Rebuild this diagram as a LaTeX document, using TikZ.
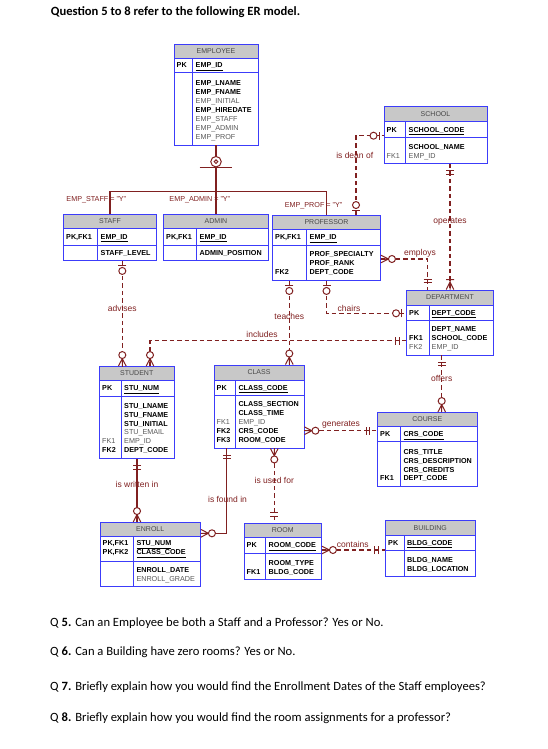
\documentclass[tikz,border=0pt]{standalone}
\usepackage{fontspec}
\setmainfont{Liberation Sans}
\newfontfamily\qfont{Carlito}
\usetikzlibrary{fit}

\definecolor{erred}{RGB}{128,32,32}
\definecolor{erblue}{RGB}{60,60,250}
\definecolor{hdrgray}{RGB}{200,200,200}

\tikzset{
  entity/.style={draw=erblue, line width=0.9pt, inner sep=0pt},
  entline/.style={draw=erblue, line width=0.8pt},
  enttitle/.style={font=\fontsize{7}{8}\selectfont, text=black!72, inner sep=0pt},
  attr/.style={font=\fontsize{7.2}{8}\selectfont\bfseries, text=black, anchor=base west, inner sep=0pt},
  attb/.style={attr},
  attn/.style={attr, font=\fontsize{7.2}{8}\selectfont, text=black!65},
  rel/.style={draw=erred, line width=1.1pt},
  reld/.style={rel, dash pattern=on 4.5pt off 3pt},
  mk/.style={draw=erred, line width=1pt, solid},
  rellabel/.style={font=\fontsize{8.5}{10}\selectfont, text=erred, inner sep=0pt},
  condlabel/.style={font=\fontsize{7.2}{9}\selectfont, text=erred, inner sep=0pt},
  question/.style={font=\qfont\fontsize{12.6}{14}\selectfont, anchor=base west, inner sep=0pt},
  pics/onlyone/.style={code={\draw[mk] (7,-4) -- (7,4) (10.5,-4) -- (10.5,4);}},
  pics/zeroone/.style={code={\draw[mk] (4.5,-4) -- (4.5,4); \draw[mk, fill=white] (10,0) circle (3.5);}},
  pics/zeromany/.style={code={\draw[mk] (0,-3.8) -- (7.5,0) -- (0,3.8) (0,0) -- (7.5,0); \draw[mk, fill=white] (11,0) circle (3.5);}},
  pics/onemany/.style={code={\draw[mk] (0,-3.8) -- (7.5,0) -- (0,3.8) (0,0) -- (10,0) (10,-4) -- (10,4);}},
}

% entity box: name, x1, y1, x2, y2, column, header bottom, key row bottom, title
\newcommand\erbox[9]{%
  \fill[hdrgray] (#2,#3) rectangle (#4,#7);
  \draw[entline] (#2,#7) -- (#4,#7) (#2,#8) -- (#4,#8) (#6,#7) -- (#6,#5);
  \node[entity, fit={(#2,#3) (#4,#5)}] (#1) {};
  \node[enttitle] (#1-t) at ({(#2+#4)/2}, {(#3+#7)/2}) {#9};
}
% rows of text: prefix, x, first row, row step, list of style/text
\newcommand\erlines[5]{%
  \foreach \sty/\txt [count=\nr] in {#5}
    \node[att\sty] (#1\nr) at (#2, {#3+(\nr-1)*#4+2.5}) {\txt};
}

\begin{document}
\begin{tikzpicture}[x=1pt, y=-1pt]
  \fill[white] (0,0) rectangle (548,749);
  \path[use as bounding box] (0,0) rectangle (548,749);

  \node[anchor=base west, inner sep=0pt, font=\qfont\bfseries\fontsize{12.6}{14}\selectfont] (title) at (50.7,15.8)
    {Question 5 to 8 refer to the following ER model.};

  % entities
  \erbox{emp}{174}{44.5}{258}{145}{192.5}{58.5}{72.5}{EMPLOYEE}
  \erlines{emp-k}{176.5}{65.5}{9}{b/PK}
  \erlines{emp-p}{195.5}{65.5}{9}{b/\underline{EMP\_ID}}
  \erlines{emp-a}{195.5}{82.7}{9.1}{b/EMP\_LNAME, b/EMP\_FNAME, n/EMP\_INITIAL, b/EMP\_HIREDATE, n/EMP\_STAFF, n/EMP\_ADMIN, n/EMP\_PROF}

  \erbox{school}{384}{106}{487}{163.5}{405.5}{121.5}{137.5}{SCHOOL}
  \erlines{school-k}{386.5}{129.5}{9}{b/PK}
  \erlines{school-p}{408.5}{129.5}{9}{b/\underline{SCHOOL\_CODE}}
  \erlines{school-a}{408.5}{147.3}{8.6}{b/SCHOOL\_NAME, n/EMP\_ID}
  \erlines{school-f}{386.5}{155.9}{8.6}{n/FK1}

  \erbox{staff}{63.5}{214.5}{156.5}{260.5}{97.5}{228}{245}{STAFF}
  \erlines{staff-k}{66}{236.5}{9}{b/{PK,FK1}}
  \erlines{staff-p}{100.5}{236.5}{9}{b/\underline{EMP\_ID}}
  \erlines{staff-a}{100.5}{253}{9}{b/STAFF\_LEVEL}

  \erbox{admin}{163.5}{214.5}{268.5}{260.5}{196.5}{228}{245}{ADMIN}
  \erlines{admin-k}{166}{236.5}{9}{b/{PK,FK1}}
  \erlines{admin-p}{199.5}{236.5}{9}{b/\underline{EMP\_ID}}
  \erlines{admin-a}{199.5}{253}{9}{b/ADMIN\_POSITION}

  \erbox{prof}{272.5}{215.5}{380.5}{280.5}{306.5}{229}{245}{PROFESSOR}
  \erlines{prof-k}{275}{237.3}{9}{b/{PK,FK1}}
  \erlines{prof-p}{309.5}{237.3}{9}{b/\underline{EMP\_ID}}
  \erlines{prof-a}{309.5}{254}{8.9}{b/PROF\_SPECIALTY, b/PROF\_RANK, b/DEPT\_CODE}
  \erlines{prof-f}{275}{271.8}{8.9}{b/FK2}

  \erbox{dept}{406.5}{290}{493.5}{355}{429}{305}{320.5}{DEPARTMENT}
  \erlines{dept-k}{409}{312.5}{9}{b/PK}
  \erlines{dept-p}{431.5}{312.5}{9}{b/\underline{DEPT\_CODE}}
  \erlines{dept-a}{431.5}{329.3}{8.9}{b/DEPT\_NAME, b/SCHOOL\_CODE, n/EMP\_ID}
  \erlines{dept-f}{409}{338.2}{8.9}{b/FK1, n/FK2}

  \erbox{stud}{99.5}{366.5}{174}{458.5}{121.5}{380.5}{396}{STUDENT}
  \erlines{stud-k}{102}{388.3}{9}{b/PK}
  \erlines{stud-p}{124}{388.3}{9}{b/\underline{STU\_NUM}}
  \erlines{stud-a}{124}{406}{8.8}{b/STU\_LNAME, b/STU\_FNAME, b/STU\_INITIAL, n/STU\_EMAIL, n/EMP\_ID, b/DEPT\_CODE}
  \erlines{stud-f}{102}{441.2}{8.8}{n/FK1, b/FK2}

  \erbox{class}{214}{365}{304}{448}{235}{380}{395}{CLASS}
  \erlines{class-k}{216.5}{387.5}{9}{b/PK}
  \erlines{class-p}{238.3}{387.5}{9}{b/\underline{CLASS\_CODE}}
  \erlines{class-a}{238.3}{404.3}{8.9}{b/CLASS\_SECTION, b/CLASS\_TIME, n/EMP\_ID, b/CRS\_CODE, b/ROOM\_CODE}
  \erlines{class-f}{216.5}{422.1}{8.9}{n/FK1, b/FK2, b/FK3}

  \erbox{course}{377}{412.5}{477.5}{486.5}{400.5}{426.5}{441.5}{COURSE}
  \erlines{course-k}{380}{434.3}{9}{b/PK}
  \erlines{course-p}{403.3}{434.3}{9}{b/\underline{CRS\_CODE}}
  \erlines{course-a}{403.3}{451.7}{8.9}{b/CRS\_TITLE, b/CRS\_DESCRIPTION, b/CRS\_CREDITS, b/DEPT\_CODE}
  \erlines{course-f}{380}{478.4}{8.9}{b/FK1}

  \erbox{enroll}{100}{522.5}{200.5}{586.5}{133.5}{536}{561.5}{ENROLL}
  \erlines{enroll-k}{102.5}{543.3}{9}{b/{PK,FK1}, b/{PK,FK2}}
  \erlines{enroll-p}{136.3}{543.3}{9}{b/\underline{STU\_NUM}, b/\underline{CLASS\_CODE}}
  \erlines{enroll-a}{136.3}{570}{9}{b/ENROLL\_DATE, n/ENROLL\_GRADE}

  \erbox{room}{244}{523.5}{321.5}{579.5}{265}{537.5}{553.5}{ROOM}
  \erlines{room-k}{246.5}{545.3}{9}{b/PK}
  \erlines{room-p}{268.5}{545.3}{9}{b/\underline{ROOM\_CODE}}
  \erlines{room-a}{268.5}{562.5}{9}{b/ROOM\_TYPE, b/BLDG\_CODE}
  \erlines{room-f}{246.5}{571.5}{9}{b/FK1}

  \erbox{bldg}{385.5}{520.5}{475}{576.5}{404}{535}{550}{BUILDING}
  \erlines{bldg-k}{388}{542.5}{9}{b/PK}
  \erlines{bldg-p}{407}{542.5}{9}{b/\underline{BLDG\_CODE}}
  \erlines{bldg-a}{407}{559.5}{9}{b/BLDG\_NAME, b/BLDG\_LOCATION}

  % subtypes of EMPLOYEE
  \node[circle, mk, fill=white, minimum size=10.5pt, inner sep=0pt] (isa) at (216,161.7) {};
  \draw[rel] (emp.south) -- (isa.north);
  \draw[rel] (isa.south) -- (admin.north);
  \draw[mk] (isa.center) circle (1.8);
  \draw[rel] ([xshift=-16.5pt]isa.south) -- ([xshift=16pt]isa.south);
  \coordinate (isa-bus) at (216,191.5);
  \draw[rel] (staff.north) |- (isa-bus) -| (prof.north);
  \node[condlabel] (cond-staff) at (96.3,200) {EMP\_STAFF = "Y"};
  \node[condlabel] (cond-admin) at (199.8,200) {EMP\_ADMIN = "Y"};
  \node[condlabel] (cond-prof) at (313.5,205.7) {EMP\_PROF = "Y"};

  % relationships
  \coordinate (dean) at (356,135.7);
  \draw[reld] (prof.north -| dean) -- (dean) -- (dean -| school.west);
  \pic[rotate=90] at (prof.north -| dean) {zeroone};
  \pic[rotate=180] at (dean -| school.west) {zeroone};

  \draw[reld] (school.south -| dept.north) -- (dept.north);
  \pic[rotate=-90] at (school.south -| dept.north) {onlyone};
  \pic[rotate=90] at (dept.north) {onemany};

  \coordinate (empl) at (427.7,259);
  \draw[reld] (prof.east |- empl) -- (empl) -- (empl |- dept.north);
  \pic at (prof.east |- empl) {zeromany};
  \pic[rotate=90] at (empl |- dept.north) {onlyone};

  \coordinate (chair) at (326.5,313.3);
  \draw[reld] (prof.south) |- (dept.west |- chair);
  \pic[rotate=-90] at (prof.south) {zeroone};
  \pic[rotate=180] at (dept.west |- chair) {zeroone};

  \coordinate (teach) at (289.3,316.7);
  \draw[reld] (prof.south -| teach) -- (class.north -| teach);
  \pic[rotate=-90] at (prof.south -| teach) {zeroone};
  \pic[rotate=90] at (class.north -| teach) {zeromany};

  \coordinate (incl) at (150,340.7);
  \draw[reld] (stud.north -| incl) |- (dept.west |- incl);
  \pic[rotate=90] at (stud.north -| incl) {zeromany};
  \pic[rotate=180] at (dept.west |- incl) {onlyone};

  \coordinate (adv) at (122.3,308.3);
  \draw[reld] (staff.south -| adv) -- (stud.north -| adv);
  \pic[rotate=-90] at (staff.south -| adv) {zeroone};
  \pic[rotate=90] at (stud.north -| adv) {zeromany};

  \coordinate (off) at (441.7,378.3);
  \draw[reld] (dept.south -| off) -- (course.north -| off);
  \pic[rotate=-90] at (dept.south -| off) {onlyone};
  \pic[rotate=90] at (course.north -| off) {zeromany};

  \coordinate (gen) at (341,430.7);
  \draw[reld] (class.east |- gen) -- (course.west |- gen);
  \pic at (class.east |- gen) {zeromany};
  \pic[rotate=180] at (course.west |- gen) {onlyone};

  \coordinate (writ) at (137,484.3);
  \draw[rel] (stud.south -| writ) -- (enroll.north -| writ);
  \pic[rotate=-90] at (stud.south -| writ) {onlyone};
  \pic[rotate=90] at (enroll.north -| writ) {zeromany};

  \coordinate (found) at (226.7,533.3);
  \draw[rel] (enroll.east |- found) -| (class.south -| found);
  \pic at (enroll.east |- found) {zeromany};
  \pic[rotate=-90] at (class.south -| found) {onlyone};

  \coordinate (used) at (274.3,480);
  \draw[reld] (class.south -| used) -- (room.north -| used);
  \pic[rotate=-90] at (class.south -| used) {zeromany};
  \pic[rotate=90] at (room.north -| used) {onlyone};

  \coordinate (cont) at (352.8,550);
  \draw[reld] (room.east |- cont) -- (bldg.west |- cont);
  \pic at (room.east |- cont) {zeromany};
  \pic[rotate=180] at (bldg.west |- cont) {onlyone};

  % relationship names
  \node[rellabel] (dean-l) at (354.7,155.7) {is dean of};
  \node[rellabel] (oper-l) at (450,221.7) {operates};
  \node[rellabel] (empl-l) at (420,253.3) {employs};
  \node[rellabel] (chair-l) at (349,308) {chairs};
  \node[rellabel] (teach-l) at (teach) {teaches};
  \node[rellabel] (incl-l) at (262,334.5) {includes};
  \node[rellabel] (adv-l) at (adv) {advises};
  \node[rellabel] (off-l) at (off) {offers};
  \node[rellabel] (gen-l) at (341,424.5) {generates};
  \node[rellabel] (writ-l) at (writ) {is written in};
  \node[rellabel] (found-l) at (227.5,499) {is found in};
  \node[rellabel] (used-l) at (used) {is used for};
  \node[rellabel] (cont-l) at (352.8,544) {contains};

  % questions
  \foreach \num/\qtext/\ybase in {5/Can an Employee be both a Staff and a Professor? Yes or No./626,
      6/Can a Building have zero rooms? Yes or No./655.5,
      7/Briefly explain how you would find the Enrollment Dates of the Staff employees?/690.5,
      8/Briefly explain how you would find the room assignments for a professor?/721.5}
  {
    \node[question] (q\num) at (50,\ybase) {Q \textbf{\num.} \qtext};
  }
\end{tikzpicture}
\end{document}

:: Goal ::
Restate each line from the start of the listing through the line bearing "box] (0,0) rectangle (548,749);" word for word. Drop the pictures.

:: Final result ::
Rebuild this diagram as a LaTeX document, using TikZ.
\documentclass[tikz,border=0pt]{standalone}
\usepackage{fontspec}
\setmainfont{Liberation Sans}
\newfontfamily\qfont{Carlito}
\usetikzlibrary{fit}

\definecolor{erred}{RGB}{128,32,32}
\definecolor{erblue}{RGB}{60,60,250}
\definecolor{hdrgray}{RGB}{200,200,200}

\tikzset{
  entity/.style={draw=erblue, line width=0.9pt, inner sep=0pt},
  entline/.style={draw=erblue, line width=0.8pt},
  enttitle/.style={font=\fontsize{7}{8}\selectfont, text=black!72, inner sep=0pt},
  attr/.style={font=\fontsize{7.2}{8}\selectfont\bfseries, text=black, anchor=base west, inner sep=0pt},
  attb/.style={attr},
  attn/.style={attr, font=\fontsize{7.2}{8}\selectfont, text=black!65},
  rel/.style={draw=erred, line width=1.1pt},
  reld/.style={rel, dash pattern=on 4.5pt off 3pt},
  mk/.style={draw=erred, line width=1pt, solid},
  rellabel/.style={font=\fontsize{8.5}{10}\selectfont, text=erred, inner sep=0pt},
  condlabel/.style={font=\fontsize{7.2}{9}\selectfont, text=erred, inner sep=0pt},
  question/.style={font=\qfont\fontsize{12.6}{14}\selectfont, anchor=base west, inner sep=0pt},
  pics/onlyone/.style={code={\draw[mk] (7,-4) -- (7,4) (10.5,-4) -- (10.5,4);}},
  pics/zeroone/.style={code={\draw[mk] (4.5,-4) -- (4.5,4); \draw[mk, fill=white] (10,0) circle (3.5);}},
  pics/zeromany/.style={code={\draw[mk] (0,-3.8) -- (7.5,0) -- (0,3.8) (0,0) -- (7.5,0); \draw[mk, fill=white] (11,0) circle (3.5);}},
  pics/onemany/.style={code={\draw[mk] (0,-3.8) -- (7.5,0) -- (0,3.8) (0,0) -- (10,0) (10,-4) -- (10,4);}},
}

% entity box: name, x1, y1, x2, y2, column, header bottom, key row bottom, title
\newcommand\erbox[9]{%
  \fill[hdrgray] (#2,#3) rectangle (#4,#7);
  \draw[entline] (#2,#7) -- (#4,#7) (#2,#8) -- (#4,#8) (#6,#7) -- (#6,#5);
  \node[entity, fit={(#2,#3) (#4,#5)}] (#1) {};
  \node[enttitle] (#1-t) at ({(#2+#4)/2}, {(#3+#7)/2}) {#9};
}
% rows of text: prefix, x, first row, row step, list of style/text
\newcommand\erlines[5]{%
  \foreach \sty/\txt [count=\nr] in {#5}
    \node[att\sty] (#1\nr) at (#2, {#3+(\nr-1)*#4+2.5}) {\txt};
}

\begin{document}
\begin{tikzpicture}[x=1pt, y=-1pt]
  \fill[white] (0,0) rectangle (548,749);
  \path[use as bounding box] (0,0) rectangle (548,749);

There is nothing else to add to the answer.